Unschuldig eine intelligente Zivilisation auslöschen

Aber es fehlt an Einfühlungsvermögen – weder Hood noch die Darsteller finden einen Weg, die Gefühlslagen der emotionsstarren Figuren veritabel auszudrücken. Wirklich entfalten darf sich keiner, am wenigsten ein grimmiger Harrison Ford. Die Psychologie des auf seelische Prozesse konzentrierten Dramas bleibt grobporig. Und die Dramaturgie arbeitet sich erschöpfend an forcierten, stereotypen Konflikten ab.

Vor allem aber lässt die Underdog-Success-Story mit einem mitfiebern, der unschuldig eine intelligente Zivilisation auslöscht und führt damit geradewegs aufs moralische Glatteis, auf dem auch Paul Verhoeven ausrutschte. Enders Aufstieg packt unwillkürlich, obwohl sich in einem alles dagegen sträubt, diese Nazistory zu genießen.
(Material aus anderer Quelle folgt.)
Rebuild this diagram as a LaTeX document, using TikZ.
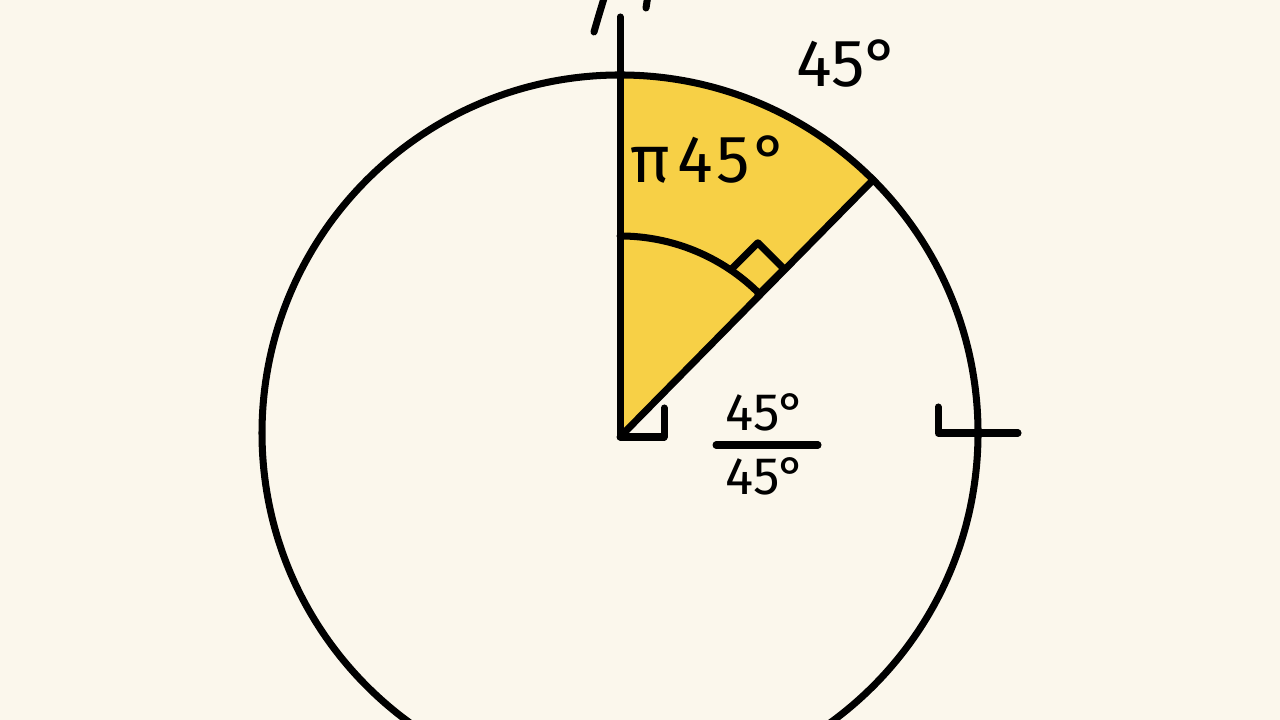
\documentclass[tikz,border=0pt]{standalone}
\usepackage{fontspec}
\setmainfont{Fira Sans}
\usetikzlibrary{calc}
\definecolor{paper}{HTML}{FBF7EC}
\definecolor{sector}{HTML}{F7D046}
\begin{document}
\begin{tikzpicture}[line width=2pt, line cap=round, line join=round]
          \tikzstyle{ink} = [draw, black];
          \tikzstyle{lbl} = [inner sep=0pt, font=\fontsize{18}{20}\selectfont];
          \clip (0,0) rectangle (12.8,7.2);
          \fill[paper] (0,0) rectangle (12.8,7.2);
          \coordinate (O) at (6.2,2.87);
          \coordinate (T) at ($(O)+(45:3.58)$);
          % sector
          \fill[sector] (O) -- ($(O)+(0,3.58)$) arc[start angle=90, end angle=45, radius=3.58] -- cycle;
          \draw[ink] (O) circle (3.58);
          % axes and corner
          \draw[ink] (6.2,7.03) -- (6.2,2.83) -- (6.64,2.83) -- (6.64,3.12);
          \draw[ink] (6.2,2.83) -- (T);
          \draw[ink] (9.38,3.13) -- (9.38,2.87) -- (10.18,2.87);
          % inner arc and small square
          \draw[ink] ($(O)+(0,1.97)$) arc[start angle=90, end angle=45, radius=1.97];
          \coordinate (P) at ($(O)+(45:1.95)$);
          \draw[ink] (P) -- ++(45:0.37) -- ++(135:0.37) -- ++(225:0.37);
          % marks at top edge
          \draw[ink] (5.94,6.88) .. controls (5.98,7.02) .. (6.05,7.25);
          \draw[ink] (6.46,7.12) -- (6.48,7.25);
          % labels
          \node[lbl, anchor=west, font=\fontsize{19}{22}\selectfont] (pi) at (6.27,5.60) {π\kern2pt4\kern1pt5\kern1pt°};
          \node[lbl, font=\fontsize{19}{22}\selectfont] (top) at (8.48,6.56) {45°};
          \node[lbl, font=\fontsize{15}{18}\selectfont] (num) at (7.66,3.08) {45°};
          \node[lbl, font=\fontsize{15}{18}\selectfont] (den) at (7.66,2.44) {45°};
          \coordinate (barL) at (7.16,2.75);
          \coordinate (barR) at (8.18,2.75);
          \draw[ink] (barL) -- (barR);
          \end{tikzpicture}
\end{document}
Entsprechend dick ist auch die Message, mit der sich Wood hernach davon distanziert.

Steifes und nur streckenweise überzeugendes Werk

Suzanne Collins „Die Tribute von Panem“ (nur das Buch) und Joe Haldemans „Der ewige Krieg“ gelingt ebenjene zutiefst humanistische, berührende, faschistische Kriegsspiele und Mordverherrlichung verdammende Haltung, nach der Wood verzweifelt sucht. Er verführt nicht nur, sondern entschärft zwischenmenschliche Brutalität, beschränkt Aussagekraft und dramatische Wucht, verschüttet Zwischentöne und Abgründe.
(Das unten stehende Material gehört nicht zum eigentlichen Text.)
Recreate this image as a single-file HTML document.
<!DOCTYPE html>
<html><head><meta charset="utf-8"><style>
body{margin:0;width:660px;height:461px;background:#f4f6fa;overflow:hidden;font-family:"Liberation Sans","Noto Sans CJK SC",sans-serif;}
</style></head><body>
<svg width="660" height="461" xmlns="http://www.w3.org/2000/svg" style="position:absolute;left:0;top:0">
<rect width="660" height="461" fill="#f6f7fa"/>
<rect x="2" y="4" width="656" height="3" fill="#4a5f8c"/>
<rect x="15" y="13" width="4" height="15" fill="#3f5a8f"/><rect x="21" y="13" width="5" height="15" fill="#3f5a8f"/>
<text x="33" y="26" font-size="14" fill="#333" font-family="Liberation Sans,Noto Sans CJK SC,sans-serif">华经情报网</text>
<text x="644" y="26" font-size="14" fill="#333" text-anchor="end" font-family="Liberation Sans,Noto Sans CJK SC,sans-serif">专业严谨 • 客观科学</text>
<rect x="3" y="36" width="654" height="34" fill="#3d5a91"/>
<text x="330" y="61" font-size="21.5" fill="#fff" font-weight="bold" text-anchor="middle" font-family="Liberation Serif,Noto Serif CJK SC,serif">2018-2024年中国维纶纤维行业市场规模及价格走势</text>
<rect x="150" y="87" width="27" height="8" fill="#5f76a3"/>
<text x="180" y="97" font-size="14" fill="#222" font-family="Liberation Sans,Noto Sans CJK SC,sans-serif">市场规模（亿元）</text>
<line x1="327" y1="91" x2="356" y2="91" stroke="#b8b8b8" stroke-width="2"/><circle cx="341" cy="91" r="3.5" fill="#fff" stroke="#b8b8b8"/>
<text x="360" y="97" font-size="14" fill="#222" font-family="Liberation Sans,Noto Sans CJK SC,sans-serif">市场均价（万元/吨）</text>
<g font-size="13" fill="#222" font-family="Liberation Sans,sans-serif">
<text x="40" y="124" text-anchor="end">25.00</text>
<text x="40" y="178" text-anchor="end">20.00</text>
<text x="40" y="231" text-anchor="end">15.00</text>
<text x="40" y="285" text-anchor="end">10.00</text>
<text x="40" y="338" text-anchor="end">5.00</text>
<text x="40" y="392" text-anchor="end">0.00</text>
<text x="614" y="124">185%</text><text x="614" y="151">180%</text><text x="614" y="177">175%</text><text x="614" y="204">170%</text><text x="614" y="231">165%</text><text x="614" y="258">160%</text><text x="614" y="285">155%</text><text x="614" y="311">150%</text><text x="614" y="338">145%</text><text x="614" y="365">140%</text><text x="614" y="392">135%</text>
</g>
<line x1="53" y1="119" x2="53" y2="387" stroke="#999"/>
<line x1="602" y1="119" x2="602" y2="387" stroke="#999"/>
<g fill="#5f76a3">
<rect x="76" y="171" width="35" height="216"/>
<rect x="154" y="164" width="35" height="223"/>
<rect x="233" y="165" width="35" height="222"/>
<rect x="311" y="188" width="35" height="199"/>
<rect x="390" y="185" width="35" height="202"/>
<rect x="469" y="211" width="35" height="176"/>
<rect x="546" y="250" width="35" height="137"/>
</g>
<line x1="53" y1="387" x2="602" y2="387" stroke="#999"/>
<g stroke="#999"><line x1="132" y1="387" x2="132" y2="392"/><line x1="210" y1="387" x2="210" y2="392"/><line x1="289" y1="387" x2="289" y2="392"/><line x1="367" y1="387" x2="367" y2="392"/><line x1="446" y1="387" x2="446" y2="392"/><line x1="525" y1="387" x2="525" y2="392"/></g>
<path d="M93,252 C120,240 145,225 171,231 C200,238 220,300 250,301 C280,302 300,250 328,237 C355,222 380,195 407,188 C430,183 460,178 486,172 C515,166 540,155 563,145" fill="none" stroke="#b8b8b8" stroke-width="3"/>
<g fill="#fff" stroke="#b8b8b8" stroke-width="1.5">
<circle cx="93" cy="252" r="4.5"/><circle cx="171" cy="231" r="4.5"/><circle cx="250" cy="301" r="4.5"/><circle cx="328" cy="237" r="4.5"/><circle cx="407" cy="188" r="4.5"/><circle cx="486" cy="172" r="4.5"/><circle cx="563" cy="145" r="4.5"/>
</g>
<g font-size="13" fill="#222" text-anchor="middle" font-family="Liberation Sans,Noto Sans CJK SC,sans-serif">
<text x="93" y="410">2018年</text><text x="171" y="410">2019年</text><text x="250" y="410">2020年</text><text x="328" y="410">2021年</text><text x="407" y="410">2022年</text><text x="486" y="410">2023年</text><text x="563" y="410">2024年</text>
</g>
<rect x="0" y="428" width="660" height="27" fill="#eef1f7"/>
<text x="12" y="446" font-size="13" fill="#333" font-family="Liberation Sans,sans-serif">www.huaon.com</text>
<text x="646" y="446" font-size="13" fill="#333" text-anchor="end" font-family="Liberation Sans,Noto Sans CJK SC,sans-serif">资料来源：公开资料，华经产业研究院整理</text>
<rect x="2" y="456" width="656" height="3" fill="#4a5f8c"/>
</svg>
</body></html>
Wenn der darwinistische Kampf fortschreitet, unterstreicht ein großer Score laufend die Bedeutungsschwere und die Kamera klebt an den Gesichtern, als würde damit irgend etwas eindringlicher. Als dann auch noch Ben Kingsley mit Maori-Kriegsbemalung auftaucht, grenzt das steife und nur streckenweise überzeugende Werk zumindest kurzzeitig ans Lächerliche.

Erziehung zum Hass, Aufwachen nach dem Holocaust

Die Kraft vieler Aussagen bleibt dennoch erhalten. So durchsichtig das Gefüge von Macht, Lüge und Manipulation auch sein mag, der dystopisch-didaktische Einfluss ist erkennbar, wenn Kindersoldaten als Handlanger von Völkermördern missbraucht werden und ultimative Massenvernichtungswaffen einsetzen. Wer ist der wahre Feind? Die Antwort darauf kennt der Zuschauer leider von Beginn an.

Nur der Protagonist (Asa Butterfield, „Hugo Cabret“), schmächtiger Milch-Bubi und geborenes Strategie-Genie, benötigt dafür bis zum Ende, reicht dann aber Buße, Schuld und Moral nach, auch wenn dieses Coming-of-Age viel von seiner erschütternden Wirkung verfehlt. Die Ausbildung als Eigentum der Regierung könnte einer Napola entstammen, eine Erziehung zu Gewalt und Hass, mit einem Aufwachen nach dem Holocaust.

Mittelmäßige Adaption mit eleganten Modernisierungen

Dass das Leben kein Spiel ist, macht das Betroffenheits-Gehabe deutlich, wobei andere Aspekte untergehen: etwa ob exponentielles Wachstum automatisch zu einem Ressourcenkrieg führt, ob Konkurrenz statt Kooperation eine unmenschliche Welt erzeugt, in der keine Schwäche erlaubt ist und zur Auslöschung führt und wie uns Gamification verändert. Eine mittelmäßige Adaption, aber auch mit ein paar eleganten Modernisierungen.